Talking at Corporate Adviser’s online Sustainable Pensions conference, Leon Kamhi, the head of responsibility at Federated Hermes International said there was important lessons to be learned from the way companies and government had reacted to this health crisis.
He says: “What has been interesting is how companies – and governments – have been able to change behaviours at short notice, even if it has been economically detrimental to do so.
“When navigating our way through this crisis we must not forget climate change could have a much more negative impact on our economy and quality of life – and indeed on the sanctity of life itself.”
However he says the crisis teaches us that business and behaviours can change, and change rapidly.

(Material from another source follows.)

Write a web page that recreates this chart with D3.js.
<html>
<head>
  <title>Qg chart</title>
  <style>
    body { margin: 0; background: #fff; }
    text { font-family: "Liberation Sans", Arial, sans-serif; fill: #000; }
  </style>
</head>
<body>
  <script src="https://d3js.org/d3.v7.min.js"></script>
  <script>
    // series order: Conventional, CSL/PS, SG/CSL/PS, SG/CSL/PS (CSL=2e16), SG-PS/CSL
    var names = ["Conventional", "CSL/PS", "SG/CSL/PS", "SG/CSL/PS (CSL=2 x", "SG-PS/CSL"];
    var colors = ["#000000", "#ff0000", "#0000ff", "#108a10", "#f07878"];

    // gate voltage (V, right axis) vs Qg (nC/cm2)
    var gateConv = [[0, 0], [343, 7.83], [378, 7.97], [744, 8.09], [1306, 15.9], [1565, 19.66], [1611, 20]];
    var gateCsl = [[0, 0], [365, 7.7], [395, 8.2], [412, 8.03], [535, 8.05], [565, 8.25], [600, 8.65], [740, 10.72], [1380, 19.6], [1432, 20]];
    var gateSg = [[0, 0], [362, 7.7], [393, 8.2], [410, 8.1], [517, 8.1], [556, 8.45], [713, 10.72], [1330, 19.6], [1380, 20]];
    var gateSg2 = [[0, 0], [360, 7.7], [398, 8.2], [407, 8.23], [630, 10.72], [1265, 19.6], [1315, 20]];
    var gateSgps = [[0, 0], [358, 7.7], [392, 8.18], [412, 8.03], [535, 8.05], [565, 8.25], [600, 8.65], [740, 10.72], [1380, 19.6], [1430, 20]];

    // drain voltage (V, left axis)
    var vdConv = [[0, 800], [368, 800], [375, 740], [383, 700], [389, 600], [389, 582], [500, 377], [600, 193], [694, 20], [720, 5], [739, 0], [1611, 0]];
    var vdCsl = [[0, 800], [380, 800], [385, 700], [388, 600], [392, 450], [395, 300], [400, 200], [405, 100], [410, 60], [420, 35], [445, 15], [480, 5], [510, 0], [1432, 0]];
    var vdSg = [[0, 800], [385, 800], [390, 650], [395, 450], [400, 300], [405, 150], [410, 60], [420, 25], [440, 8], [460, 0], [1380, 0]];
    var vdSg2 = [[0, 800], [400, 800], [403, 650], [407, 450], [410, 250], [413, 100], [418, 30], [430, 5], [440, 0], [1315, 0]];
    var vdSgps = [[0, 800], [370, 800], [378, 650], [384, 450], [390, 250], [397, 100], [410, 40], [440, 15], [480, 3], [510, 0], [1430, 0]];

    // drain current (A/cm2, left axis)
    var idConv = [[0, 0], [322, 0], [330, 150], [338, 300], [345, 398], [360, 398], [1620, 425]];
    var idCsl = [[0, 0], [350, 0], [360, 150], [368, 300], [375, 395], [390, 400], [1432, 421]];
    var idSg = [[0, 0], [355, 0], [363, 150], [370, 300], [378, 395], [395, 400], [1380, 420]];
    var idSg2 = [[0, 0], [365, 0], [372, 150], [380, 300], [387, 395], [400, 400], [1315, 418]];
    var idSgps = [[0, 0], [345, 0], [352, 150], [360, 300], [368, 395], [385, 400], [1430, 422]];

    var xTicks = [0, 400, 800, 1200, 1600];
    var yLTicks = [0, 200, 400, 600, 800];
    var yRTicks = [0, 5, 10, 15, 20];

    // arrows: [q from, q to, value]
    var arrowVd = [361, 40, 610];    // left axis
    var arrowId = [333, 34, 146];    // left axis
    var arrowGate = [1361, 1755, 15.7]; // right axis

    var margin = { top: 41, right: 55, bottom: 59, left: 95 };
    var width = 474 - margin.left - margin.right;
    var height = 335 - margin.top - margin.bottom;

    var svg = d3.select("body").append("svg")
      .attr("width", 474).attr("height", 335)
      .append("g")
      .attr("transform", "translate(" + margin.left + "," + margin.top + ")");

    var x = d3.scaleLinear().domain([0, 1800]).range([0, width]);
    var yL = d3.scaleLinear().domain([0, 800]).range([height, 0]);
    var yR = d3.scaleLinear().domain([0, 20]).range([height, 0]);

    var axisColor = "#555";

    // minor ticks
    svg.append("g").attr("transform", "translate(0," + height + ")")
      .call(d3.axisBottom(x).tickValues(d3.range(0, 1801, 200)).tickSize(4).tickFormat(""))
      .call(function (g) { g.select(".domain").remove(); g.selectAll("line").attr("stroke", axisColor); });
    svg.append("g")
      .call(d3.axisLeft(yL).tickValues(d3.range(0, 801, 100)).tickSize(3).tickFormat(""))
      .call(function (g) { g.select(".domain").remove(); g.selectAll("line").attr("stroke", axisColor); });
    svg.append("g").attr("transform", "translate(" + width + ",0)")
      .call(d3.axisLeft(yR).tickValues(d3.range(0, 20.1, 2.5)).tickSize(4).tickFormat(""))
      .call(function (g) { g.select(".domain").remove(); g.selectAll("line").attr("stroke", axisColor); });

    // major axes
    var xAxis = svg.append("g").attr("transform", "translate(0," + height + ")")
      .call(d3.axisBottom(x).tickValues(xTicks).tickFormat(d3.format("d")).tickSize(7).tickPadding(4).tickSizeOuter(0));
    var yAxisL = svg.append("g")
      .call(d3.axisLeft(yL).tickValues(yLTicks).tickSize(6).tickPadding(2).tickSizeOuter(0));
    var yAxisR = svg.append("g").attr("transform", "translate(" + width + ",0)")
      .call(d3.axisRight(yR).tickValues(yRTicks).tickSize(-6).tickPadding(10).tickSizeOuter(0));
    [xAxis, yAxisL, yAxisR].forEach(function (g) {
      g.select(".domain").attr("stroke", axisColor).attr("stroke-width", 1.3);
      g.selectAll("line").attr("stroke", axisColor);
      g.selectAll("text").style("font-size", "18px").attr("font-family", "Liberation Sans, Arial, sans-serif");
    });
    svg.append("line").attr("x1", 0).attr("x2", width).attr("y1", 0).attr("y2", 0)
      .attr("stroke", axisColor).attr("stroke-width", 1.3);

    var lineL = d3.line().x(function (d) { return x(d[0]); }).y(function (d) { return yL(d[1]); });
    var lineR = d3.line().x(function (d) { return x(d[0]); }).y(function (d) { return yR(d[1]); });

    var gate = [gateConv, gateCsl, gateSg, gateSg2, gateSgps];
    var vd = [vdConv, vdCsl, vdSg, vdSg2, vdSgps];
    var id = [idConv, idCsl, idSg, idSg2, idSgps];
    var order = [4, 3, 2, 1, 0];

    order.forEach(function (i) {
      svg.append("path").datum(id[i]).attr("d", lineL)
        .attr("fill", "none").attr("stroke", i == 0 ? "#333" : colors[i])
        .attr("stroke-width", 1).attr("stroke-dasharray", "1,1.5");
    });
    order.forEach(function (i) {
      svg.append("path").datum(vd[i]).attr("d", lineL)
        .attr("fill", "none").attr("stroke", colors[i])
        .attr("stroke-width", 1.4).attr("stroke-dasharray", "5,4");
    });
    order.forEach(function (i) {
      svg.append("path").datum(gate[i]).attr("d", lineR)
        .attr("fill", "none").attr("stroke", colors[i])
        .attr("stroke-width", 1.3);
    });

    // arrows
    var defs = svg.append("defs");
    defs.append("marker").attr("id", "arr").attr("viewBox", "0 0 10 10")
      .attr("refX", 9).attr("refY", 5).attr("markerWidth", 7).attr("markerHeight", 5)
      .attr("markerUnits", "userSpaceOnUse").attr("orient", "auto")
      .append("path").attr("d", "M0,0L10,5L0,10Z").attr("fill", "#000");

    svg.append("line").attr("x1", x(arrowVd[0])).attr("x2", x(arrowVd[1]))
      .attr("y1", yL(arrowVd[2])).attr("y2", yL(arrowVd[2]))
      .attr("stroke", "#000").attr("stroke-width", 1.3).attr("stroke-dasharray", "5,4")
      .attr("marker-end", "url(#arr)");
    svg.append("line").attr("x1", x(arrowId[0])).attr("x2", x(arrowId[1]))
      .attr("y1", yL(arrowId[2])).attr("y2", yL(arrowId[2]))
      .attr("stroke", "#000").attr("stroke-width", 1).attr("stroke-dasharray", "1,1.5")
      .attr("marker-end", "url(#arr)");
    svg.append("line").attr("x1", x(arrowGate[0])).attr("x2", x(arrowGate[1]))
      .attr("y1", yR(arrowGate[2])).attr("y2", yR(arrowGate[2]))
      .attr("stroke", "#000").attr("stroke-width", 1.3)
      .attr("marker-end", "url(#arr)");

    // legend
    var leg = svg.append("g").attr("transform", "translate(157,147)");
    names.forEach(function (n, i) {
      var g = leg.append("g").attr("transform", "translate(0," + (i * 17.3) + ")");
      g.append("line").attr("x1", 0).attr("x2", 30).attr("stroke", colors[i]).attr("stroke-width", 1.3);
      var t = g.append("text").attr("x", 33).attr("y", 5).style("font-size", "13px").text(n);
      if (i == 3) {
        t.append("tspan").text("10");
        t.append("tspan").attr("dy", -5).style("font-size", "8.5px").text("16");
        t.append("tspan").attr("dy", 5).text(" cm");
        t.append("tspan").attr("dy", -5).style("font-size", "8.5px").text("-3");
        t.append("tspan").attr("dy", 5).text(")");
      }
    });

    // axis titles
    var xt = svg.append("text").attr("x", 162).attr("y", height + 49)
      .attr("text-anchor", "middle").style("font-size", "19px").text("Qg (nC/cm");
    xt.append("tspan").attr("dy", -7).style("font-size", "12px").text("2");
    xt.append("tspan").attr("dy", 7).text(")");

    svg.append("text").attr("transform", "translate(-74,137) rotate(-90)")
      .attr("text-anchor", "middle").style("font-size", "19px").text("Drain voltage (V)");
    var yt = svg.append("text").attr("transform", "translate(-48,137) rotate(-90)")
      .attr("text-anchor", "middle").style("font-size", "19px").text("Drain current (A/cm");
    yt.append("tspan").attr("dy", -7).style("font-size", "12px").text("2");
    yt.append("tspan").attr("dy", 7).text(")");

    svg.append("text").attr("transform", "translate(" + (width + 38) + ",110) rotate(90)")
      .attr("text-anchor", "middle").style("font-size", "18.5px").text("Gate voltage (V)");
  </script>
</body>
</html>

It is imperative for those in the investment chain as well as governments to bear this in mind going forward.
Kamhi gave an overview of the history of stewardship and how this now incorporates a more recent focus on making ESG factors (environmental, social and governance) an integral part of investment decisions.

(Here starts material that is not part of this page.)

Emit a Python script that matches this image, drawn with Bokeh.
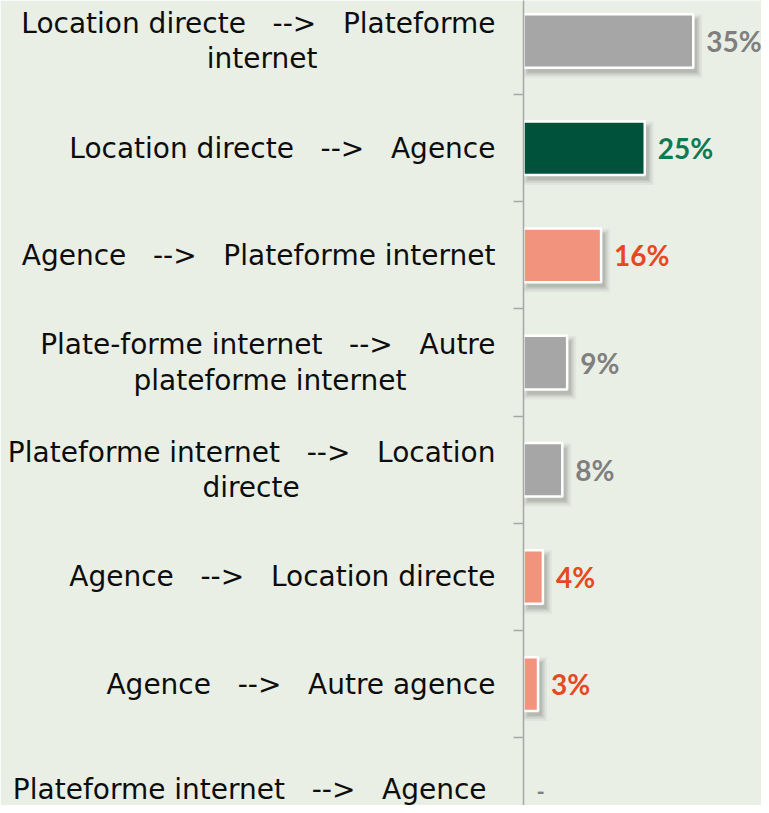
from bokeh.plotting import figure
from bokeh.models import Range1d, FixedTicker, ColumnDataSource
from bokeh.embed import file_html
from bokeh.resources import INLINE
from bokeh.core.properties import value

NB = "\u00a0"
G = NB * 3  # gap around the arrow

# ---------------- data ----------------
categories = [
    "Location directe" + G + "-->" + G + "Plateforme\ninternet" + NB * 20,
    "Location directe" + G + "-->" + G + "Agence",
    "Agence" + G + "-->" + G + "Plateforme internet",
    "Plate-forme internet" + G + "-->" + G + "Autre\nplateforme internet" + NB * 10,
    "Plateforme internet" + G + "-->" + G + "Location\ndirecte" + NB * 22,
    "Agence" + G + "-->" + G + "Location directe",
    "Agence" + G + "-->" + G + "Autre agence",
    "Plateforme internet" + G + "-->" + G + "Agence" + NB,
]
values = [35, 25, 16, 9, 8, 4, 3, 0]
value_labels = ["35%", "25%", "16%", "9%", "8%", "4%", "3%", "-"]

# ---------------- styles ----------------
BG = "#EAEFE6"
GRAY, GREEN, SALMON = "#A6A6A6", "#00533A", "#F2937D"
LGRAY, LGREEN, LRED = "#7F7F7F", "#0E7A52", "#E8481F"
bar_colors = [GRAY, GREEN, SALMON, GRAY, GRAY, SALMON, SALMON, GRAY]
label_colors = [LGRAY, LGREEN, LRED, LGRAY, LGRAY, LRED, LRED, LGRAY]
label_sizes = ["28px" if v > 0 else "22px" for v in values]

ypos = list(range(len(categories)))
W, H = 761, 805
LEFT = 523
X_END = 49.07
Y_TOP, Y_BOT = -0.378, 7.132
px_x = (W - LEFT) / X_END
px_y = H / (Y_BOT - Y_TOP)

p = figure(width=W, height=H, x_range=Range1d(0, X_END), y_range=Range1d(Y_BOT, Y_TOP),
           output_backend="svg", toolbar_location=None, x_axis_location=None,
           min_border_left=LEFT, min_border_right=0, min_border_top=0, min_border_bottom=0)
p.background_fill_color = BG
p.border_fill_color = BG
p.outline_line_color = None
p.grid.visible = False

# bars (non-zero)
nz = [i for i, v in enumerate(values) if v > 0]
src = ColumnDataSource(dict(
    y=[ypos[i] for i in nz],
    right=[values[i] for i in nz],
    color=[bar_colors[i] for i in nz],
))

# soft shadow layers
for k, a in [(7, 0.06), (5, 0.08), (3.5, 0.10), (2, 0.12)]:
    dx = 4 / px_x
    dy = 5 / px_y
    grow_x = (k - 2) / px_x
    sh = ColumnDataSource(dict(
        y=[ypos[i] + dy for i in nz],
        left=[dx - grow_x for i in nz],
        right=[values[i] + dx + grow_x for i in nz],
    ))
    p.hbar(y="y", left="left", right="right", height=0.5 + 2 * (k - 2) / px_y,
           source=sh, fill_color="#4A4A4A", fill_alpha=a, line_color=None)

p.hbar(y="y", left=0, right="right", height=0.5, source=src,
       fill_color="color", line_color="white", line_width=2.5)

lsrc = ColumnDataSource(dict(x=values, y=ypos, text=value_labels,
                             color=label_colors, size=label_sizes))
p.text(x="x", y="y", text="text", source=lsrc, x_offset=13, text_baseline="middle",
       text_align="left", text_font=value("Lato"), text_font_style="bold",
       text_font_size="size", text_color="color")

ax = p.yaxis[0]
ax.ticker = FixedTicker(ticks=ypos, minor_ticks=[i + 0.5 for i in ypos[:-1]])
ax.major_label_overrides = {i: c for i, c in zip(ypos, categories)}
ax.major_tick_line_color = None
ax.major_tick_out = 0
ax.major_tick_in = 0
ax.minor_tick_out = 10
ax.minor_tick_in = 0
ax.minor_tick_line_color = GRAY
ax.minor_tick_line_width = 1.5
ax.axis_line_color = GRAY
ax.axis_line_width = 1.5
ax.major_label_standoff = 18
ax.major_label_text_font = "DejaVu Sans"
ax.major_label_text_font_size = "28px"
ax.major_label_text_color = "#0D0D0D"
ax.major_label_text_line_height = 1.075

open("out.html", "w").write(file_html(p, INLINE))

Kamhi says he personally was not a fan of the way that ESG factors tended to be lumped together. He says: “Governance obviously relates to whether the way a company operates and whether it this is aligned with investors’ long-term interests. It also applies to the governance of investment houses like ourselves.
“Environmental and social are relevant factors for the strategy of a company in terms of what the businesses does, what products or services it is delivering for customers, and what its responsibility is towards employees and society. Whether there is more of a focus on environment or social can depend on the industry.”
Kamhi pointed out that in the recent market downturn companies with more positive ESG ratings appeared to fare better, but he said he had not seen any data on how these companies had fared during the subsequent bounce back. Stewardship and sustainability should be more focused on longer-term trends rather than shorter-term market movements over a couple of months he adds. Though he did question the sustainability of the recent bounce back, given the likely number of future insolvencies.
Hermes has been involved in stewardship over decades and is not one of the fund managers that has more recently jumped on the bandwagon. Kamhi though welcomed the fact this this is now a more mainstream concern within the asset management industry. Although it may be seen as overly-simplistic he says the industry can be broadly split into two areas.
The first he describes as “investing for good” – in other words investing in companies have have strong green credentials, or avoiding investments in companies that are not attractive from a social or ethical point of view. Kamhi describes these as ‘feel good investments’.
The second approach he characterises as “investing for change”. Here he says assets managers will invest in a whole continuum of equities or stocks with different ESG performance, but the asset manager is engaging with individual companies to improve that performance, for example encouraging more renewables from oil and gas companies.
He says regulation is also driving change across the asset management industry. “There is new rules coming from the EU which may push the focus towards investing in what is already good, rather than encouraging change, but this regulation is not yet finalised and is still underway.”